- SOURCE MATERIAL:

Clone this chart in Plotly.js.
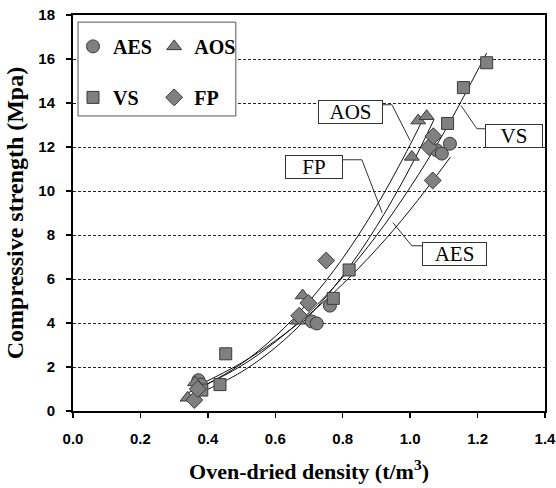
<!DOCTYPE html>
<html>
<head>
<meta charset="utf-8">
<script src="https://cdn.plot.ly/plotly-3.0.1.min.js"></script>
<style>html,body{margin:0;padding:0;background:#fff;}#chart{width:556px;height:488px;}</style>
</head>
<body>
<div id="chart"></div>
<script>
// Measured points
const aesX = [0.372, 0.38, 0.708, 0.723, 0.762, 1.079, 1.094, 1.118];
const aesY = [1.4, 1.2, 4.07, 3.98, 4.79, 11.85, 11.7, 12.15];
const aosX = [0.34, 0.362, 0.667, 0.681, 1.005, 1.024, 1.049];
const aosY = [0.6, 1.3, 4.1, 5.25, 11.55, 13.2, 13.4];
const vsX = [0.382, 0.436, 0.453, 0.772, 0.819, 1.111, 1.158, 1.227];
const vsY = [0.95, 1.2, 2.6, 5.12, 6.41, 13.07, 14.7, 15.83];
const fpX = [0.36, 0.37, 0.671, 0.698, 0.751, 1.056, 1.067, 1.069];
const fpY = [0.5, 1.0, 4.33, 4.91, 6.84, 12.0, 10.48, 12.49];

// Trend curves
const aosFitX = [0.34, 0.40, 0.50, 0.60, 0.70, 0.80, 0.90, 1.00, 1.05];
const aosFitY = [0.82, 1.24, 2.15, 3.39, 4.98, 6.94, 9.31, 12.1, 13.66];
const aesFitX = [0.37, 0.40, 0.50, 0.60, 0.70, 0.80, 0.90, 1.00, 1.12];
const aesFitY = [1.18, 1.38, 2.19, 3.19, 4.38, 5.77, 7.35, 9.14, 11.55];
const vsFitX = [0.38, 0.40, 0.50, 0.60, 0.70, 0.80, 0.90, 1.00, 1.10, 1.227];
const vsFitY = [1.10, 1.24, 2.06, 3.14, 4.47, 6.08, 7.97, 10.16, 12.65, 16.27];
const fpFitX = [0.36, 0.40, 0.50, 0.60, 0.70, 0.80, 0.90, 1.00, 1.07];
const fpFitY = [0.75, 0.99, 1.78, 2.88, 4.32, 6.14, 8.38, 11.06, 13.22];

const xTicks = [0, 0.2, 0.4, 0.6, 0.8, 1.0, 1.2, 1.4];
const yTicks = [0, 2, 4, 6, 8, 10, 12, 14, 16, 18];

const fill = '#808080', edge = '#3a3a3a';
function pts(x, y, name, symbol, size, legend) {
  return {x: x, y: y, name: name, type: 'scatter', mode: 'markers', legend: legend,
    legendgroup: name,
    marker: {symbol: symbol, size: size, color: fill, line: {color: edge, width: 1}}};
}
function fit(x, y) {
  return {x: x, y: y, type: 'scatter', mode: 'lines', showlegend: false, hoverinfo: 'skip',
    line: {color: '#111', width: 1, shape: 'spline'}};
}
const data = [
  fit(aosFitX, aosFitY), fit(aesFitX, aesFitY), fit(vsFitX, vsFitY), fit(fpFitX, fpFitY),
  pts(aesX, aesY, 'AES', 'circle', 13, 'legend'),
  pts(vsX, vsY, 'VS', 'square', 12, 'legend'),
  pts(aosX, aosY, 'AOS', 'triangle-up', 13, 'legend2'),
  pts(fpX, fpY, 'FP', 'diamond', 13, 'legend2')
];

const serif = 'Liberation Serif, Times New Roman, serif';
const sans = 'Liberation Sans, Arial, sans-serif';
const legFont = {family: serif, size: 20, color: '#000', weight: 'bold'};
const legCommon = {font: legFont, bgcolor: 'rgba(0,0,0,0)', borderwidth: 0,
  traceorder: 'grouped', tracegroupgap: 22, itemwidth: 30, yanchor: 'top', xanchor: 'left',
  xref: 'paper', yref: 'paper'};

function label(txt, x, y, w) {
  return {text: txt, x: x, y: y, xref: 'x', yref: 'y', showarrow: false,
    font: {family: serif, size: 21, color: '#000'}, bgcolor: '#fff',
    bordercolor: '#333', borderwidth: 1, borderpad: 1, width: w, height: 20};
}
function leader(path) {
  return {type: 'path', xref: 'x', yref: 'y', path: path, line: {color: '#333', width: 1}, layer: 'above'};
}

const layout = {
  width: 556, height: 488,
  margin: {l: 73, r: 11, t: 15, b: 77},
  paper_bgcolor: '#fff', plot_bgcolor: '#fff',
  showlegend: true,
  legend: Object.assign({x: 0.0, y: 0.97}, legCommon),
  legend2: Object.assign({x: 0.172, y: 0.97}, legCommon),
  xaxis: {range: [0, 1.4], tickvals: xTicks, tickformat: '.1f', showgrid: false, zeroline: false,
    showline: true, linecolor: '#000', linewidth: 2, mirror: true, ticklabeloverflow: 'allow',
    ticks: 'outside', ticklen: 5, tickwidth: 1.5, tickcolor: '#000', ticklabelstandoff: 8,
    tickfont: {family: sans, size: 15, color: '#000', weight: 'bold'},
    title: {text: 'Oven-dried density (t/m<sup>3</sup>)', standoff: 18,
      font: {family: serif, size: 22, color: '#000', weight: 'bold'}}},
  yaxis: {range: [0, 18], tickvals: yTicks, showgrid: true, gridcolor: '#222', gridwidth: 1, griddash: '3px,2px',
    zeroline: false, showline: true, linecolor: '#000', linewidth: 2, mirror: true,
    ticks: 'outside', ticklen: 5, tickwidth: 1.5, tickcolor: '#000', ticklabelstandoff: 8,
    tickfont: {family: sans, size: 15, color: '#000', weight: 'bold'},
    title: {text: 'Compressive strength (Mpa)', standoff: 8,
      font: {family: serif, size: 24, color: '#000', weight: 'bold'}}},
  shapes: [
    {type: 'rect', xref: 'paper', yref: 'paper', x0: 0.0106, x1: 0.345, y0: 0.745, y1: 0.982,
     fillcolor: '#fff', line: {color: '#555', width: 1}, layer: 'above'},
    leader('M 0.919,13.92 L 0.946,13.92 L 1.0,12.29'),
    leader('M 0.801,11.42 L 0.857,11.42 L 0.917,9.01'),
    leader('M 0.949,8.56 L 1.005,7.51 L 1.038,7.51'),
    leader('M 1.222,12.83 L 1.198,12.83 L 1.151,13.88')
  ],
  annotations: [
    label('AOS', 0.824, 13.59, 61),
    label('FP', 0.7154, 11.07, 54),
    label('AES', 1.133, 7.13, 61),
    label('VS', 1.308, 12.48, 54)
  ]
};
Plotly.newPlot('chart', data, layout, {displayModeBar: false, staticPlot: true});
</script>
</body>
</html>
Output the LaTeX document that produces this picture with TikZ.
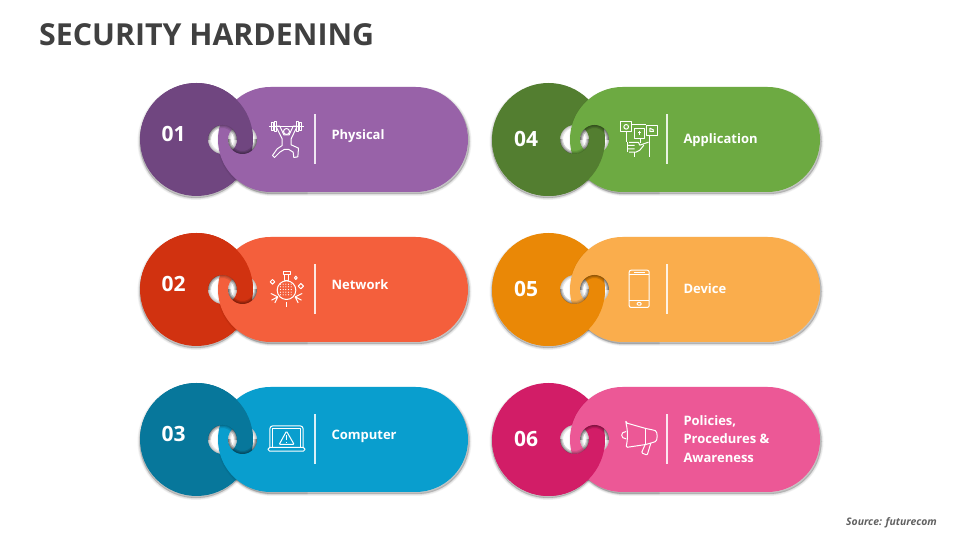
\documentclass[tikz,border=0pt]{standalone}
\usepackage{fontspec}
\setmainfont{Open Sans}
\definecolor{purpleD}{RGB}{112,70,128}
\definecolor{purpleL}{RGB}{152,98,168}
\definecolor{redD}{RGB}{209,50,16}
\definecolor{redL}{RGB}{244,95,60}
\definecolor{blueD}{RGB}{7,119,155}
\definecolor{blueL}{RGB}{9,158,206}
\definecolor{greenD}{RGB}{83,126,48}
\definecolor{greenL}{RGB}{109,170,66}
\definecolor{orangeD}{RGB}{234,136,6}
\definecolor{orangeL}{RGB}{250,173,76}
\definecolor{pinkD}{RGB}{210,29,103}
\definecolor{pinkL}{RGB}{236,88,150}
\definecolor{titlegray}{RGB}{64,64,64}
\tikzset{
  iconzoom/.style={x=.3333pt,y=-.3333pt,shift={(-290,-118)},draw=white,line width=1pt,line join=round},
  tagtext/.style={text=white,font=\bfseries\fontsize{21}{24}\selectfont},
  labeltext/.style={text=white,anchor=west,align=left,inner sep=0pt,font=\bfseries\fontsize{13}{18.7}\selectfont}
}
\newcommand{\labstrut}{\vphantom{Apy}}
% paths of one link, origin in the middle of the disc
\newcommand{\discpath}{(0,0) circle[radius=56.5]}
\newcommand{\holeA}{(26,0) circle[radius=14.5]}
\newcommand{\holeB}{(46,0) circle[radius=14.5]}
\newcommand{\pillpath}{(74,52.5) -- (219,52.5) arc[start angle=90,end angle=-90,radius=52.5] -- (74,-52.5) arc[start angle=270,end angle=90,radius=52.5] -- cycle}
% icons, in the pixels of a 3x crop
\newcommand{\iconlifter}{
  \begin{scope}[iconzoom]
    \draw (238,78) -- (342,78);
    \draw (246,66) rectangle (252,90) (255,63) rectangle (261,93);
    \draw (328,66) rectangle (334,90) (319,63) rectangle (325,93);
    \draw (290,94) circle[radius=9];
    \draw (258,78) -- (277,116) -- (277,136) -- (262,146) -- (248,166) -- (254,172) -- (270,156) -- (283,148) -- (297,148) -- (310,156) -- (312,172) -- (324,170) -- (326,144) -- (304,134) -- (304,116) -- (322,78) -- (310,78) -- (298,104) -- (282,104) -- (270,78) -- cycle;
  \end{scope}}
\newcommand{\iconapp}{
  \begin{scope}[iconzoom,shift={(-6,0)}]
    \draw (243,65) rectangle (275,95) (283,85) rectangle (315,115) (320,75) rectangle (352,105);
    \draw (259,80) circle[radius=7];
    \draw (299,94) -- (299,106) (295,98) -- (303,98);
    \draw (330,84) -- (330,94) -- (342,94) (330,84) -- (342,90);
    \draw (275,74) -- (318,74) (260,95) -- (260,125) (328,105) -- (328,172) (302,115) -- (302,128);
    \draw (268,127) -- (296,127) -- (300,135) -- (326,126) (264,136) -- (284,136) (264,146) -- (284,146) (268,156) -- (288,156) -- (300,150) -- (312,135);
    \draw (264,127) -- (264,156) (285,156) -- (285,172);
  \end{scope}}
\newcommand{\icondisco}{
  \begin{scope}[iconzoom]
    \draw (281,65) rectangle (301,73) (285,73) rectangle (297,92);
    \draw (290,120) circle[radius=28];
    \foreach \dotx in {272,280,288,296,304} \foreach \doty in {102,110,118,126,134}
      \fill[white] (\dotx,\doty) circle[radius=1.8];
    \draw (241,95) -- (248,88) -- (255,95) -- (248,102) -- cycle;
    \draw (325,108) -- (333,100) -- (341,108) -- (333,116) -- cycle;
    \draw (314,83) -- (318,78) -- (322,83) -- (318,88) -- cycle;
    \draw (243,130) -- (264,140) (245,150) -- (264,140) (255,158) -- (264,140);
    \draw (337,130) -- (316,140) (335,150) -- (316,140) (325,158) -- (316,140);
    \draw (290,155) -- (290,172);
  \end{scope}}
\newcommand{\iconlaptop}{
  \begin{scope}[iconzoom]
    \draw[rounded corners=3pt] (240,142) -- (240,77) -- (340,77) -- (340,142);
    \draw (248,142) -- (248,85) -- (332,85) -- (332,142);
    \draw[rounded corners=1.5pt] (235,142) -- (345,142) -- (345,153) -- (235,153) -- cycle;
    \draw[rounded corners=1pt] (290,93) -- (313,133) -- (268,133) -- cycle;
    \draw (290,106) -- (290,120) (290,125) -- (290,128);
  \end{scope}}
\newcommand{\iconphone}{
  \begin{scope}[iconzoom,shift={(-6,0)}]
    \draw[rounded corners=2pt] (268,60) rectangle (328,172);
    \draw (268,72) -- (328,72) (268,150) -- (328,150);
    \draw (282,66) -- (314,66);
    \draw[rounded corners=1pt] (292,157) rectangle (304,165);
  \end{scope}}
\newcommand{\iconhorn}{
  \begin{scope}[iconzoom,shift={(-6,0)}]
    \draw[rounded corners=1.5pt] (258,68) -- (318,85) -- (342,90) .. controls (354,94) and (354,122) .. (342,126) -- (318,133) -- (258,142) .. controls (264,120) and (264,90) .. cycle;
    \draw (318,85) -- (318,133);
    \draw (259,94) .. controls (241,94) and (241,116) .. (259,116);
    \draw[rounded corners=1pt] (316,133) -- (305,158) -- (322,165) -- (333,129);
  \end{scope}}
\begin{document}
\begin{tikzpicture}[x=1pt,y=1pt]
  \useasboundingbox (0,0) rectangle (960,540);
  \node[anchor=west,inner sep=0pt,text=titlegray,font=\bfseries\fontsize{30.3}{36}\selectfont] (title) at (39,505.5) {SECURITY HARDENING};
  \node[anchor=east,inner sep=0pt,text=black!62,font=\bfseries\itshape\fontsize{10.4}{12}\selectfont] (source) at (937,17) {Source: futurecom};
  \foreach \px/\py/\clipdir/\dy/\tagx/\tagname/\dk/\lt/\ic/\lab in {
      196.5/400.5/1/6/-23/01/purpleD/purpleL/\iconlifter/Physical,
      196.5/250.5/1/6/-23/02/redD/redL/\icondisco/Network,
      196.5/100.5/1/6/-23/03/blueD/blueL/\iconlaptop/Computer,
      548.5/400.5/-1/1/-22.5/04/greenD/greenL/\iconapp/Application,
      548.5/250.5/-1/1/-22.5/05/orangeD/orangeL/\iconphone/Device,
      548.5/100.5/-1/1/-22.5/06/pinkD/pinkL/\iconhorn/{Policies,\\Procedures \&\\Awareness}} {
    \begin{scope}[shift={(\px,\py)}]
      % soft shadows
      \foreach \w in {4,2.5,1,0.1} {
        \fill[black,opacity=.05,draw=black,line width=\w] [shift={(-.5,-2)}] \discpath;
        \fill[black,opacity=.05,draw=black,line width=\w] [shift={(1.5,-2)}] \pillpath;
      }
      % the holes
      \fill[white] \holeA \holeB;
      \foreach \w in {6,3.5,1.5} {
        \begin{scope}
          \clip \holeA;
          \draw[black,opacity=.09,line width=\w] \holeA;
        \end{scope}
        \begin{scope}
          \clip \holeB;
          \draw[black,opacity=.09,line width=\w] \holeB;
        \end{scope}
      }
      % disc, pill on top of it, then half of the disc again
      \fill[\dk,even odd rule] \discpath \holeA;
      \foreach \w in {4,2.5,1} {
        \draw[black,opacity=.03,line width=\w,shift={(1,-1)}] (110,-52.5) -- (74,-52.5) arc[start angle=270,end angle=120,radius=52.5];
      }
      \fill[\lt,even odd rule] \pillpath \holeB;
      \begin{scope}
        \clip (-60,0) rectangle (60,60*\clipdir);
        \fill[\dk,even odd rule] \discpath \holeA;
      \end{scope}
      % dark edge where the links pass
      \foreach \w in {6,3.5,1.5} {
        \begin{scope}
          \clip (0,0) rectangle (80,-20*\clipdir);
          \clip \holeB;
          \draw[black,opacity=.14,line width=\w] \holeB;
        \end{scope}
        \begin{scope}
          \clip (0,0) rectangle (80,20*\clipdir);
          \clip \holeA;
          \draw[black,opacity=.1,line width=\w] \holeA;
        \end{scope}
      }
      \draw[white,opacity=.85,line width=1.5pt] (118.5,25) -- (118.5,-25);
      \begin{scope}[shift={(90,0)}]
        \ic
      \end{scope}
      \node[tagtext] (tag\tagname) at (\tagx,\dy) {\tagname};
      \node[labeltext] (label\tagname) at (134.8,\dy*.8-1.7) {\labstrut\lab\labstrut};
    \end{scope}
  }
\end{tikzpicture}
\end{document}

- OBJECTIVE:
Determine how many lines of the records above contain the word "this", and report only that number.

- RESULT OF THE TASK:
2